Friday, February 10, 2012

Up with teachers!

Been a hectic two days. Spent one of them reading the online Journal of a young woman, wife of a friend, who is in the final stages of a year long battle with Leukemia. Exhausting to read, and I can't imagine how exhausting to live. More about that another day.

Last evening I happened to be listening to a phone in radio program about the Education component of our province's latest budget, delivered yesterday. Inevitably, the talk turned to teachers, and what a spoiled, overpaid, under worked lot they are. Some of the views were strong on opinion, and very short on accurate information.

My ex-wife was a teacher, and my son is a teacher. Both of them were/are typical of the teachers that I know: committed, passionate and hard-working to the point of over-achievement. I'm sure there are teachers in any system who"come at nine, leave at three." But I've only met one, and he's not in any way typical.

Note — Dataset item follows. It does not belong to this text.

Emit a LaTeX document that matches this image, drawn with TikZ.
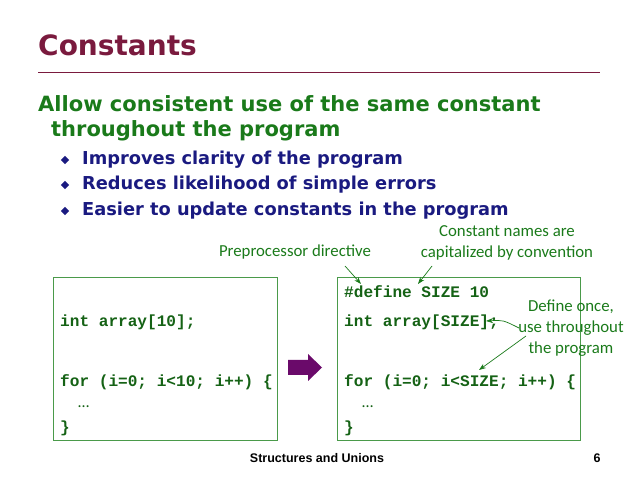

My son, for example, would not be free of school in summer until the middle of July, when all his year-end paperwork was done. He was back in the building August 15 to start preparing September classes. Some spring times, he developed pneumonia because of the exhaustion he was experiencing. People who bitch about teachers have never followed one for a day. Try it…you won't like it, and you'll be glad when it's finally over, when the last paper is marked at 9:50 in the evening.

Teachers aren't perfect, but the last time I looked, neither are their critics, and neither am I…(yet!). So I say, UP WITH TEACHERS! Without them, our kids would never make it in the real world. They would have fewer role models to follow in life, and they wouldn't learn how to learn.

This past week in our local paper, a grade twelve student paid tribute to her Social teachers, who -
she says - helped to bring her up. And one of them is taking a group of grade twelve students to Europe this summer to visit world War One graves. Each student has a soldiers name, and has researched him thoroughly. The grave they visit will be of someone they "know" as best you can, a century later. I ant that teacher, and any other like him to be held in highest esteem, and given lots of respect and support. They do what many parents couldn't do, or wouldn't do. AMEN.